### Exercise:
Below are entries; repeat exactly, and nothing else, the lines from the one holding "Recreate this image" through the one holding "import * as echarts from 'echarts';", inclusive. Leave the pictures out.

### Records:
╔══

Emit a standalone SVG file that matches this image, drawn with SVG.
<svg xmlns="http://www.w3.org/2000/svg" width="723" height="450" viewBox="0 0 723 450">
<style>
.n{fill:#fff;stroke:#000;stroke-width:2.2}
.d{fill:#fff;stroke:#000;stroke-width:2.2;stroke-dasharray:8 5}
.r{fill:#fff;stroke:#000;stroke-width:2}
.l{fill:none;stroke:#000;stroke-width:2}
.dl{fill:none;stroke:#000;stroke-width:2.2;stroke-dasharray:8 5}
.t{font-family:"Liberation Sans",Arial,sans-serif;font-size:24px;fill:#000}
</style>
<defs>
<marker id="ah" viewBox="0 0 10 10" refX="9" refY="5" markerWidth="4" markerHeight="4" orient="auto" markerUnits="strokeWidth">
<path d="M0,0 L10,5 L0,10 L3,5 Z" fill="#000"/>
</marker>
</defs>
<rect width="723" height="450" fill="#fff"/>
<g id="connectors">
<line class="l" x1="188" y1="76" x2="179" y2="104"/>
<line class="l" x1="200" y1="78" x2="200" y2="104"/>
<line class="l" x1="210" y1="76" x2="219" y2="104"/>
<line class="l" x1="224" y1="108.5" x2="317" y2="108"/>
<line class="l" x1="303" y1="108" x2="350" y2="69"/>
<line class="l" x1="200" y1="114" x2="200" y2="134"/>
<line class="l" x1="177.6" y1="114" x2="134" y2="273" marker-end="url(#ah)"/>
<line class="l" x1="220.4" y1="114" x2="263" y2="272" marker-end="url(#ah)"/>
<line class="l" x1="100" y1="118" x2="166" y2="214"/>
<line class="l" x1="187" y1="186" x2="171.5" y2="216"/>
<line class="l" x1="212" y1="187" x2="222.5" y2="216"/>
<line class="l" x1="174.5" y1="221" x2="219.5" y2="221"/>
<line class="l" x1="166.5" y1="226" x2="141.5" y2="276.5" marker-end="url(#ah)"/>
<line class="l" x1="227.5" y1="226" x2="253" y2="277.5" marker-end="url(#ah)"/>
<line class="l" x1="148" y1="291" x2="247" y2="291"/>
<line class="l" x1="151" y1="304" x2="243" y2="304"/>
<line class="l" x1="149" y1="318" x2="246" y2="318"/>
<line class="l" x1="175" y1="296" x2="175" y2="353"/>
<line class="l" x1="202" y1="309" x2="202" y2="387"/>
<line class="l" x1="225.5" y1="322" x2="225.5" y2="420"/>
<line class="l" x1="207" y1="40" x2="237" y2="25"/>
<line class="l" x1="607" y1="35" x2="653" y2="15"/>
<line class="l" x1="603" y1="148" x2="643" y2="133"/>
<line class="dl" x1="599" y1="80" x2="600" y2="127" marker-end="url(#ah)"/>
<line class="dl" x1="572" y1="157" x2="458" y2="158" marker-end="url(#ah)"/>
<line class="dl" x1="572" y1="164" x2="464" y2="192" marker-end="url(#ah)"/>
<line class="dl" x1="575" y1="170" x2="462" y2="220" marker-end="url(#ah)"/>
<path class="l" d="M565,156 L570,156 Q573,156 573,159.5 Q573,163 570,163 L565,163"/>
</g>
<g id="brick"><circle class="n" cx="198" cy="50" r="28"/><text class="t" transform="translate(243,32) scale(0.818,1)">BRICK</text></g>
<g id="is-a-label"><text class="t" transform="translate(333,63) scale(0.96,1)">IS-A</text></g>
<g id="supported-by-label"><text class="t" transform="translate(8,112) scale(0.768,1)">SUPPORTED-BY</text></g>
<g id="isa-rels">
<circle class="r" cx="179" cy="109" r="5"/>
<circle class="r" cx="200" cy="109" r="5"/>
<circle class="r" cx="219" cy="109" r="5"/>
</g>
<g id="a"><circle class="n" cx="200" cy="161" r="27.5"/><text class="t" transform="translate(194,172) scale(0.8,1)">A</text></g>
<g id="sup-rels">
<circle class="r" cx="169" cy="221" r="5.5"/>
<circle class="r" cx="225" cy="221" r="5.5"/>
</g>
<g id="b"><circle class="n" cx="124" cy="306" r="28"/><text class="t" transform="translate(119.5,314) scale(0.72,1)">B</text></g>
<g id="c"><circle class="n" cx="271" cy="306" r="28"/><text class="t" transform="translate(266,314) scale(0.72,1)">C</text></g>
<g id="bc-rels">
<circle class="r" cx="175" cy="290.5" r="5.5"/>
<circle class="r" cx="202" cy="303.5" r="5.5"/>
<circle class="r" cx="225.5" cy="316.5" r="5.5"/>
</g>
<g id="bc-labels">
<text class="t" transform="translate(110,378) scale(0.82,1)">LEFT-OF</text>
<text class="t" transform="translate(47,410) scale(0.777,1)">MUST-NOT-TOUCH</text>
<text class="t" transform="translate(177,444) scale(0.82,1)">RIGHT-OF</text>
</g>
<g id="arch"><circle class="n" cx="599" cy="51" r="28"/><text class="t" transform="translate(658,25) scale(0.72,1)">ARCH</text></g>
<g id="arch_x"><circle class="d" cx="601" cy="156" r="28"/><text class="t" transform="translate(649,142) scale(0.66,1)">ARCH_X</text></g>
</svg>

╚══
╔══

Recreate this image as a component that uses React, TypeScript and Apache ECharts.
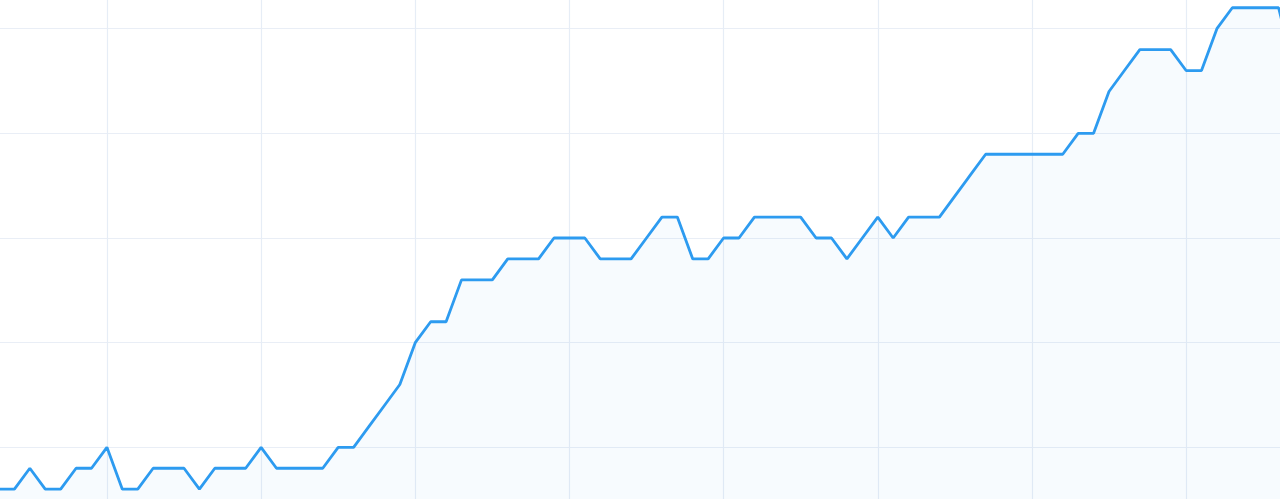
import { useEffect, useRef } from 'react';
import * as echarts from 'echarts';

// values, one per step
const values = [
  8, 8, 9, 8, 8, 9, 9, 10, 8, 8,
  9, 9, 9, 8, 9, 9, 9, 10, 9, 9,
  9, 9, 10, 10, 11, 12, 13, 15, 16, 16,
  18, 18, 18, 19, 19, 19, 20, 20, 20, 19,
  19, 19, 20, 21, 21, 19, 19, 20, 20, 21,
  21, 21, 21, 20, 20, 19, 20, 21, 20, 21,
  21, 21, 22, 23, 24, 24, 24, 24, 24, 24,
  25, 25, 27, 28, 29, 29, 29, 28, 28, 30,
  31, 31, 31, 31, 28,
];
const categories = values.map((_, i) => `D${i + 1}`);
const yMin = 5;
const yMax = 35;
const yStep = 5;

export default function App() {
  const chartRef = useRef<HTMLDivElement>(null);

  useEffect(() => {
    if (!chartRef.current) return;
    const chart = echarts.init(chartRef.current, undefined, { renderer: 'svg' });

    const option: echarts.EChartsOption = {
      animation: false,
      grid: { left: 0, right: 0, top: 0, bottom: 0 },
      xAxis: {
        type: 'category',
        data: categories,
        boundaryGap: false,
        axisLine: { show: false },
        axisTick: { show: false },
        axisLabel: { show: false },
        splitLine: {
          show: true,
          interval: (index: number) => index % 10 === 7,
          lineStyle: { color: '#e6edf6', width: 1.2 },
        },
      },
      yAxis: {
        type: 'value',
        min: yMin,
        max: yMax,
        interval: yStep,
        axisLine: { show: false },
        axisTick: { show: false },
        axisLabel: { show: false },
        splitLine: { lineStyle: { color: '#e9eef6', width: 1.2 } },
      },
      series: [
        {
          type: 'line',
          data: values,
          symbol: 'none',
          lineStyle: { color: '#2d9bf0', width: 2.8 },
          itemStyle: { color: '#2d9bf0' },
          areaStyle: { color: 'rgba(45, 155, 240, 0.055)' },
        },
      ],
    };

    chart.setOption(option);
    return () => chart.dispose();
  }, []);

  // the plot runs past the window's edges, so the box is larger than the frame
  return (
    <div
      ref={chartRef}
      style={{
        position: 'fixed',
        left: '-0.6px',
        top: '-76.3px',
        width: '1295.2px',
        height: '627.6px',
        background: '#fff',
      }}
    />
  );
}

╚══

### Solution:
Recreate this image as a component that uses React, TypeScript and Apache ECharts.
import { useEffect, useRef } from 'react';
import * as echarts from 'echarts';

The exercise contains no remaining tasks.